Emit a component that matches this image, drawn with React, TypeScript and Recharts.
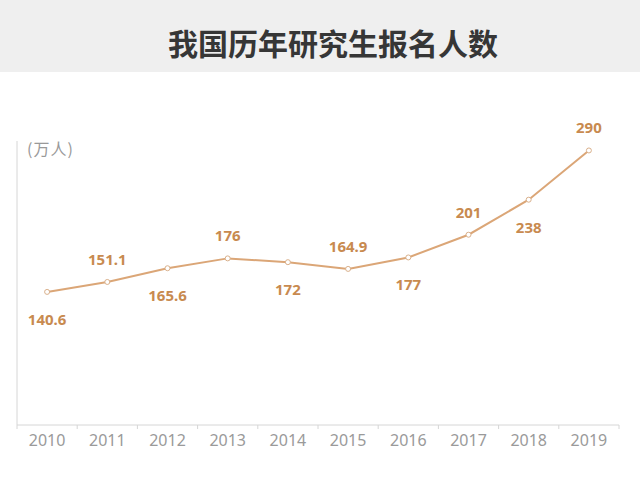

* * *

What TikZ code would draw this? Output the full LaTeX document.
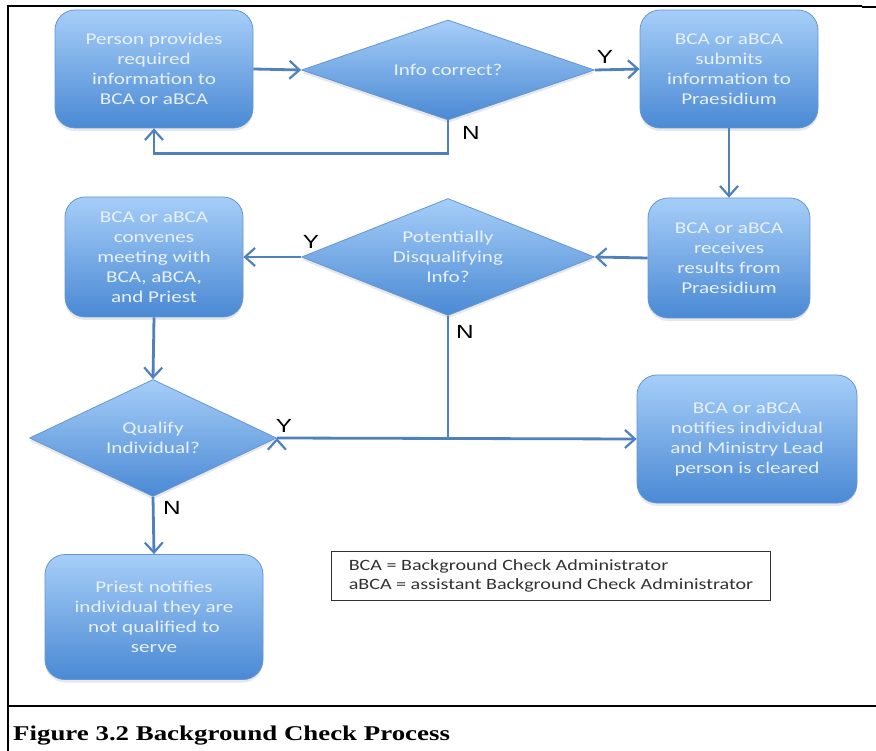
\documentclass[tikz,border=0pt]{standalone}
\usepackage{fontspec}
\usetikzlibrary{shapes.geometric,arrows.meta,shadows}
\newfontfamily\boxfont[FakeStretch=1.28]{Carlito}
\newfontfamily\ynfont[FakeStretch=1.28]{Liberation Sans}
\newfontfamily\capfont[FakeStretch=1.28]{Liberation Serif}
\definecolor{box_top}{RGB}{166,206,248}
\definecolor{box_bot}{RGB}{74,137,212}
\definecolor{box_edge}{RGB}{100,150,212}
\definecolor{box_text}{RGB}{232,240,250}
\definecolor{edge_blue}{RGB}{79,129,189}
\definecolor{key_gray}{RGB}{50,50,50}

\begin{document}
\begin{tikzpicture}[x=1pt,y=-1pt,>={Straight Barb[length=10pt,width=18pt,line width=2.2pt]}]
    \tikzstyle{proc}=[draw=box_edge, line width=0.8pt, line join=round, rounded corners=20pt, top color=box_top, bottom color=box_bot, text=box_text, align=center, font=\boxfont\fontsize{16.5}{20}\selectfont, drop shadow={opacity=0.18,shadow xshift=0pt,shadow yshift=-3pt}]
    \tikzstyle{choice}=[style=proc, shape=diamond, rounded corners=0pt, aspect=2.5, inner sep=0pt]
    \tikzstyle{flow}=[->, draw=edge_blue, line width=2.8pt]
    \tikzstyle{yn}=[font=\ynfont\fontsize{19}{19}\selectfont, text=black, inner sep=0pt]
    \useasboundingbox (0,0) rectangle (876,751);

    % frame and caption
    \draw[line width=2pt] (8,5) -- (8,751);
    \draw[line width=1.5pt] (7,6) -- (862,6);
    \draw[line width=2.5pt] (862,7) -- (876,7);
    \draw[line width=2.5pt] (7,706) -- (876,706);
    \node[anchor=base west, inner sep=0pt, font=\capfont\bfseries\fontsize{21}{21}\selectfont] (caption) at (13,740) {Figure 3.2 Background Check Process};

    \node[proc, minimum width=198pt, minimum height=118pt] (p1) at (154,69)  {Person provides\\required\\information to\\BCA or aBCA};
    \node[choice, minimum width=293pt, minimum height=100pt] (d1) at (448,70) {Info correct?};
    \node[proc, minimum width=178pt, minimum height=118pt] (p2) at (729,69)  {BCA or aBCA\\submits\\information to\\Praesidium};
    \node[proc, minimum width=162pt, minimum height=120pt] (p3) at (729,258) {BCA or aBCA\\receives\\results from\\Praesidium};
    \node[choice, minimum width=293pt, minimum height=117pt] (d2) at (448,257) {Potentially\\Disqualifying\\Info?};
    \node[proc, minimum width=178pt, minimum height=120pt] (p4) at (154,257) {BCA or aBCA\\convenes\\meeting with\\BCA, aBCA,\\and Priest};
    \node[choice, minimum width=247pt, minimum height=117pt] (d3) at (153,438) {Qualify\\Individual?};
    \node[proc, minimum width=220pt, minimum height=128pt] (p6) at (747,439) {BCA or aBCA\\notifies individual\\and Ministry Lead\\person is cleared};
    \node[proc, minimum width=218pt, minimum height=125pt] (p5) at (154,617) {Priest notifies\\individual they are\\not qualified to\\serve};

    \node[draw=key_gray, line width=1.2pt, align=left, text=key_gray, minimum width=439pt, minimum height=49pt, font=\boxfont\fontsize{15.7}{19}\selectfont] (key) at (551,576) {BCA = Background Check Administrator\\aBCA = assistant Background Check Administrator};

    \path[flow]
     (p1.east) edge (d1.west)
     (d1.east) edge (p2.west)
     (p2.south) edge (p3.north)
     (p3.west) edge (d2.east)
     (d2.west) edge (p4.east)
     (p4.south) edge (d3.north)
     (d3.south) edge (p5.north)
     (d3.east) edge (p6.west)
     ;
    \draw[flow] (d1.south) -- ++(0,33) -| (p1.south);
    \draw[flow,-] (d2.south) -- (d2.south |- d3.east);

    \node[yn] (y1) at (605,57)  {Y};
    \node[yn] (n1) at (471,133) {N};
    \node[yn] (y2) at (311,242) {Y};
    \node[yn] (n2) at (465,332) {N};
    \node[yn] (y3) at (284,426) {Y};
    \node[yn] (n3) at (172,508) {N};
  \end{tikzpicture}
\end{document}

▶ _Stated task_:
Among the entries above, locate the line with "What TikZ code" and the line with "(0,0) rectangle (876,751);". Give those two lines and all lines between them again, exactly, leaving out the pictures.

▶ _Solution for this problem_:
What TikZ code would draw this? Output the full LaTeX document.
\documentclass[tikz,border=0pt]{standalone}
\usepackage{fontspec}
\usetikzlibrary{shapes.geometric,arrows.meta,shadows}
\newfontfamily\boxfont[FakeStretch=1.28]{Carlito}
\newfontfamily\ynfont[FakeStretch=1.28]{Liberation Sans}
\newfontfamily\capfont[FakeStretch=1.28]{Liberation Serif}
\definecolor{box_top}{RGB}{166,206,248}
\definecolor{box_bot}{RGB}{74,137,212}
\definecolor{box_edge}{RGB}{100,150,212}
\definecolor{box_text}{RGB}{232,240,250}
\definecolor{edge_blue}{RGB}{79,129,189}
\definecolor{key_gray}{RGB}{50,50,50}

\begin{document}
\begin{tikzpicture}[x=1pt,y=-1pt,>={Straight Barb[length=10pt,width=18pt,line width=2.2pt]}]
    \tikzstyle{proc}=[draw=box_edge, line width=0.8pt, line join=round, rounded corners=20pt, top color=box_top, bottom color=box_bot, text=box_text, align=center, font=\boxfont\fontsize{16.5}{20}\selectfont, drop shadow={opacity=0.18,shadow xshift=0pt,shadow yshift=-3pt}]
    \tikzstyle{choice}=[style=proc, shape=diamond, rounded corners=0pt, aspect=2.5, inner sep=0pt]
    \tikzstyle{flow}=[->, draw=edge_blue, line width=2.8pt]
    \tikzstyle{yn}=[font=\ynfont\fontsize{19}{19}\selectfont, text=black, inner sep=0pt]
    \useasboundingbox (0,0) rectangle (876,751);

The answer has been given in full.